**What is needed**. Repeat each entry as written and leave the images out of the copy.
** Begin Material supplied **
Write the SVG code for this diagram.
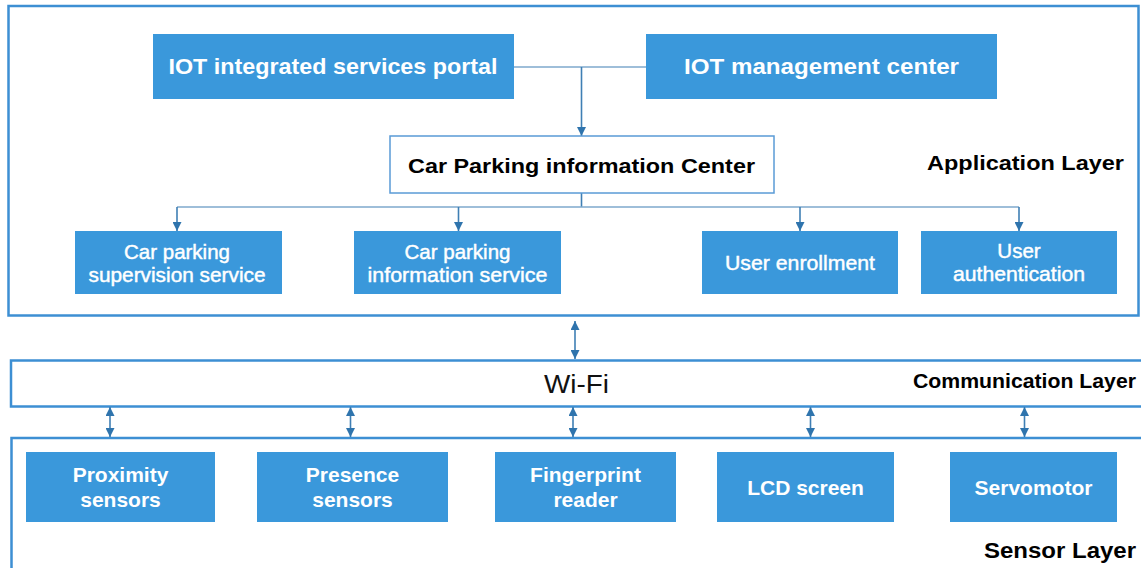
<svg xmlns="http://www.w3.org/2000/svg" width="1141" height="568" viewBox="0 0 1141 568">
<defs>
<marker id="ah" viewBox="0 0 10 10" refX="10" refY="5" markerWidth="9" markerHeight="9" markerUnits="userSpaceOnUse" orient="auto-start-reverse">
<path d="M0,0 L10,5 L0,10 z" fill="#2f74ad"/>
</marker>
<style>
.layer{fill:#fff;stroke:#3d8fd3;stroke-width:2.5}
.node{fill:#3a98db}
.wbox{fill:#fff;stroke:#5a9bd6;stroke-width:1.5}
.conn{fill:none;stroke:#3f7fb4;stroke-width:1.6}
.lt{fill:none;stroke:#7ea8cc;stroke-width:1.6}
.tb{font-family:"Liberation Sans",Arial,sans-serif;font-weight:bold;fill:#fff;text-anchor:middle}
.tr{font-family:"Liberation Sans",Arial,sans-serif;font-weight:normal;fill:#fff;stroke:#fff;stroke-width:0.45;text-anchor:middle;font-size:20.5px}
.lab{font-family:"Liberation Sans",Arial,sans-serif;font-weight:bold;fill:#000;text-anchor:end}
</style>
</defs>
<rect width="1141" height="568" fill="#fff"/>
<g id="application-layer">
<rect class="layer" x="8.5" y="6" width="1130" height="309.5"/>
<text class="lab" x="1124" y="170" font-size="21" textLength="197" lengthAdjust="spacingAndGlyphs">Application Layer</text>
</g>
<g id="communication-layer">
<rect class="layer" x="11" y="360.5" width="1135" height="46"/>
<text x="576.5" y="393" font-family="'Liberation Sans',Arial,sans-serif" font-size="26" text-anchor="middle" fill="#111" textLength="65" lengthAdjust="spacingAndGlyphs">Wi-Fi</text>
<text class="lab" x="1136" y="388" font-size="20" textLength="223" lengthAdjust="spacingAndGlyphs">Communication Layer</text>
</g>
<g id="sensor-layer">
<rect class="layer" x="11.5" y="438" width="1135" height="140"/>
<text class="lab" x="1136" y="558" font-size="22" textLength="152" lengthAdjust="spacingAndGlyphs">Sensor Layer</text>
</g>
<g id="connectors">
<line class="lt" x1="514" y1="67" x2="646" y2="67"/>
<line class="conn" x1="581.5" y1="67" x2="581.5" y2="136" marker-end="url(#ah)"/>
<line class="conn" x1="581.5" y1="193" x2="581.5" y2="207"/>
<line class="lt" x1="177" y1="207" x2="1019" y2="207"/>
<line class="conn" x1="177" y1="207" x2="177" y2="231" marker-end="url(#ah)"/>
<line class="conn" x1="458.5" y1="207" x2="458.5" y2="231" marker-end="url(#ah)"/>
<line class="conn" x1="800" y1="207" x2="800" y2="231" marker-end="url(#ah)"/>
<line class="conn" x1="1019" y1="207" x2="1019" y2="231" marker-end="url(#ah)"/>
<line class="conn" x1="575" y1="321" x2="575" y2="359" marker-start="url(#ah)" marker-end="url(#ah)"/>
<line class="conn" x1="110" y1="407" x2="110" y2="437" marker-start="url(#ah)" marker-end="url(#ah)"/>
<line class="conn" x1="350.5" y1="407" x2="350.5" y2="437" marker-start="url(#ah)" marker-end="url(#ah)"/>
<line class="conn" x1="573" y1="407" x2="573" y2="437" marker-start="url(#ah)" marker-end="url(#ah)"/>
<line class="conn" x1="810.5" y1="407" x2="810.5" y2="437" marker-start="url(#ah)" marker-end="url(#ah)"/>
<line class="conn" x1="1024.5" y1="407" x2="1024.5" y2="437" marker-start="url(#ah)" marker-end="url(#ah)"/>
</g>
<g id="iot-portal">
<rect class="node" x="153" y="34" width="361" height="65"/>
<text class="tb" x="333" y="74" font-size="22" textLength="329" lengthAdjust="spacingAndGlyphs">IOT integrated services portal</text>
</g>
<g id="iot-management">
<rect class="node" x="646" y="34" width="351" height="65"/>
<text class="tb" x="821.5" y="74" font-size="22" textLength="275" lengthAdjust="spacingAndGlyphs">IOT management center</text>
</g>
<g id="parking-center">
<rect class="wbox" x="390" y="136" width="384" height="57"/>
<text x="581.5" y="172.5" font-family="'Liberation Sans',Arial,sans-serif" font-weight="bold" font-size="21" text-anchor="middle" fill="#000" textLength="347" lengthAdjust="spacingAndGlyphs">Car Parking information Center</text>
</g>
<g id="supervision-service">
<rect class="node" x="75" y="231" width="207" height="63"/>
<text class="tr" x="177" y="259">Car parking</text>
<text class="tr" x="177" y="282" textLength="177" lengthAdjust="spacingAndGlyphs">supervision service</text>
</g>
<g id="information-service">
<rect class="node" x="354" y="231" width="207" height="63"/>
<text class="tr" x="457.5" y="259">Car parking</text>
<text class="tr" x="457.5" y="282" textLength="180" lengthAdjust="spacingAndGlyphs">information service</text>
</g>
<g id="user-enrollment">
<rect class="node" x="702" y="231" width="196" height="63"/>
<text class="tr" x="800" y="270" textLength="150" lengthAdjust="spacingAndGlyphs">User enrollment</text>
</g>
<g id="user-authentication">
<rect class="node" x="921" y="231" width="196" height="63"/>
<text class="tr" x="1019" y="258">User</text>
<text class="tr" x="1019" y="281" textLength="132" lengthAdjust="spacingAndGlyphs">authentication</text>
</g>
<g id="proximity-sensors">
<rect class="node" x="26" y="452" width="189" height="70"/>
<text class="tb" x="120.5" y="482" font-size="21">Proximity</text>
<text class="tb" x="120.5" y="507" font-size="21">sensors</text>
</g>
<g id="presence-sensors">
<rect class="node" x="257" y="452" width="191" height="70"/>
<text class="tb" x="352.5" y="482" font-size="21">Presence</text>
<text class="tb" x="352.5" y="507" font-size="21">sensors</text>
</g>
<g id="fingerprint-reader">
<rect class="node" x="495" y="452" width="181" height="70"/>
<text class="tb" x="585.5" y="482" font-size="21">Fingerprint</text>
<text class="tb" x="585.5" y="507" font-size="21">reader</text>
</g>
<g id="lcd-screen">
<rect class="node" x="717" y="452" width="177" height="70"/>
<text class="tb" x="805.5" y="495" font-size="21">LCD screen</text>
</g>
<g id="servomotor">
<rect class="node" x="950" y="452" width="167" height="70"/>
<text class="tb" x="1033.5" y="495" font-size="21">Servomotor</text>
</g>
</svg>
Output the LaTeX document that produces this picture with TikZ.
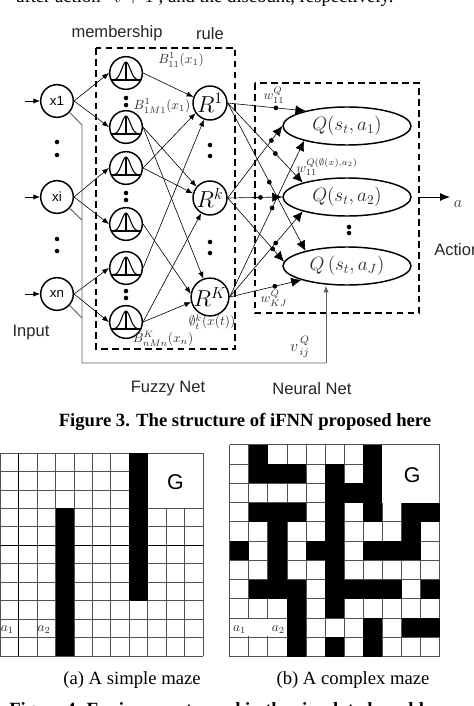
** End Material supplied **
**Exercise result**.
Write the SVG code for this diagram.
<svg xmlns="http://www.w3.org/2000/svg" width="1141" height="568" viewBox="0 0 1141 568">
<defs>
<marker id="ah" viewBox="0 0 10 10" refX="10" refY="5" markerWidth="9" markerHeight="9" markerUnits="userSpaceOnUse" orient="auto-start-reverse">
<path d="M0,0 L10,5 L0,10 z" fill="#2f74ad"/>
</marker>
<style>
.layer{fill:#fff;stroke:#3d8fd3;stroke-width:2.5}
.node{fill:#3a98db}
.wbox{fill:#fff;stroke:#5a9bd6;stroke-width:1.5}
.conn{fill:none;stroke:#3f7fb4;stroke-width:1.6}
.lt{fill:none;stroke:#7ea8cc;stroke-width:1.6}
.tb{font-family:"Liberation Sans",Arial,sans-serif;font-weight:bold;fill:#fff;text-anchor:middle}
.tr{font-family:"Liberation Sans",Arial,sans-serif;font-weight:normal;fill:#fff;stroke:#fff;stroke-width:0.45;text-anchor:middle;font-size:20.5px}
.lab{font-family:"Liberation Sans",Arial,sans-serif;font-weight:bold;fill:#000;text-anchor:end}
</style>
</defs>
<rect width="1141" height="568" fill="#fff"/>
<g id="application-layer">
<rect class="layer" x="8.5" y="6" width="1130" height="309.5"/>
<text class="lab" x="1124" y="170" font-size="21" textLength="197" lengthAdjust="spacingAndGlyphs">Application Layer</text>
</g>
<g id="communication-layer">
<rect class="layer" x="11" y="360.5" width="1135" height="46"/>
<text x="576.5" y="393" font-family="'Liberation Sans',Arial,sans-serif" font-size="26" text-anchor="middle" fill="#111" textLength="65" lengthAdjust="spacingAndGlyphs">Wi-Fi</text>
<text class="lab" x="1136" y="388" font-size="20" textLength="223" lengthAdjust="spacingAndGlyphs">Communication Layer</text>
</g>
<g id="sensor-layer">
<rect class="layer" x="11.5" y="438" width="1135" height="140"/>
<text class="lab" x="1136" y="558" font-size="22" textLength="152" lengthAdjust="spacingAndGlyphs">Sensor Layer</text>
</g>
<g id="connectors">
<line class="lt" x1="514" y1="67" x2="646" y2="67"/>
<line class="conn" x1="581.5" y1="67" x2="581.5" y2="136" marker-end="url(#ah)"/>
<line class="conn" x1="581.5" y1="193" x2="581.5" y2="207"/>
<line class="lt" x1="177" y1="207" x2="1019" y2="207"/>
<line class="conn" x1="177" y1="207" x2="177" y2="231" marker-end="url(#ah)"/>
<line class="conn" x1="458.5" y1="207" x2="458.5" y2="231" marker-end="url(#ah)"/>
<line class="conn" x1="800" y1="207" x2="800" y2="231" marker-end="url(#ah)"/>
<line class="conn" x1="1019" y1="207" x2="1019" y2="231" marker-end="url(#ah)"/>
<line class="conn" x1="575" y1="321" x2="575" y2="359" marker-start="url(#ah)" marker-end="url(#ah)"/>
<line class="conn" x1="110" y1="407" x2="110" y2="437" marker-start="url(#ah)" marker-end="url(#ah)"/>
<line class="conn" x1="350.5" y1="407" x2="350.5" y2="437" marker-start="url(#ah)" marker-end="url(#ah)"/>
<line class="conn" x1="573" y1="407" x2="573" y2="437" marker-start="url(#ah)" marker-end="url(#ah)"/>
<line class="conn" x1="810.5" y1="407" x2="810.5" y2="437" marker-start="url(#ah)" marker-end="url(#ah)"/>
<line class="conn" x1="1024.5" y1="407" x2="1024.5" y2="437" marker-start="url(#ah)" marker-end="url(#ah)"/>
</g>
<g id="iot-portal">
<rect class="node" x="153" y="34" width="361" height="65"/>
<text class="tb" x="333" y="74" font-size="22" textLength="329" lengthAdjust="spacingAndGlyphs">IOT integrated services portal</text>
</g>
<g id="iot-management">
<rect class="node" x="646" y="34" width="351" height="65"/>
<text class="tb" x="821.5" y="74" font-size="22" textLength="275" lengthAdjust="spacingAndGlyphs">IOT management center</text>
</g>
<g id="parking-center">
<rect class="wbox" x="390" y="136" width="384" height="57"/>
<text x="581.5" y="172.5" font-family="'Liberation Sans',Arial,sans-serif" font-weight="bold" font-size="21" text-anchor="middle" fill="#000" textLength="347" lengthAdjust="spacingAndGlyphs">Car Parking information Center</text>
</g>
<g id="supervision-service">
<rect class="node" x="75" y="231" width="207" height="63"/>
<text class="tr" x="177" y="259">Car parking</text>
<text class="tr" x="177" y="282" textLength="177" lengthAdjust="spacingAndGlyphs">supervision service</text>
</g>
<g id="information-service">
<rect class="node" x="354" y="231" width="207" height="63"/>
<text class="tr" x="457.5" y="259">Car parking</text>
<text class="tr" x="457.5" y="282" textLength="180" lengthAdjust="spacingAndGlyphs">information service</text>
</g>
<g id="user-enrollment">
<rect class="node" x="702" y="231" width="196" height="63"/>
<text class="tr" x="800" y="270" textLength="150" lengthAdjust="spacingAndGlyphs">User enrollment</text>
</g>
<g id="user-authentication">
<rect class="node" x="921" y="231" width="196" height="63"/>
<text class="tr" x="1019" y="258">User</text>
<text class="tr" x="1019" y="281" textLength="132" lengthAdjust="spacingAndGlyphs">authentication</text>
</g>
<g id="proximity-sensors">
<rect class="node" x="26" y="452" width="189" height="70"/>
<text class="tb" x="120.5" y="482" font-size="21">Proximity</text>
<text class="tb" x="120.5" y="507" font-size="21">sensors</text>
</g>
<g id="presence-sensors">
<rect class="node" x="257" y="452" width="191" height="70"/>
<text class="tb" x="352.5" y="482" font-size="21">Presence</text>
<text class="tb" x="352.5" y="507" font-size="21">sensors</text>
</g>
<g id="fingerprint-reader">
<rect class="node" x="495" y="452" width="181" height="70"/>
<text class="tb" x="585.5" y="482" font-size="21">Fingerprint</text>
<text class="tb" x="585.5" y="507" font-size="21">reader</text>
</g>
<g id="lcd-screen">
<rect class="node" x="717" y="452" width="177" height="70"/>
<text class="tb" x="805.5" y="495" font-size="21">LCD screen</text>
</g>
<g id="servomotor">
<rect class="node" x="950" y="452" width="167" height="70"/>
<text class="tb" x="1033.5" y="495" font-size="21">Servomotor</text>
</g>
</svg>
Output the LaTeX document that produces this picture with TikZ.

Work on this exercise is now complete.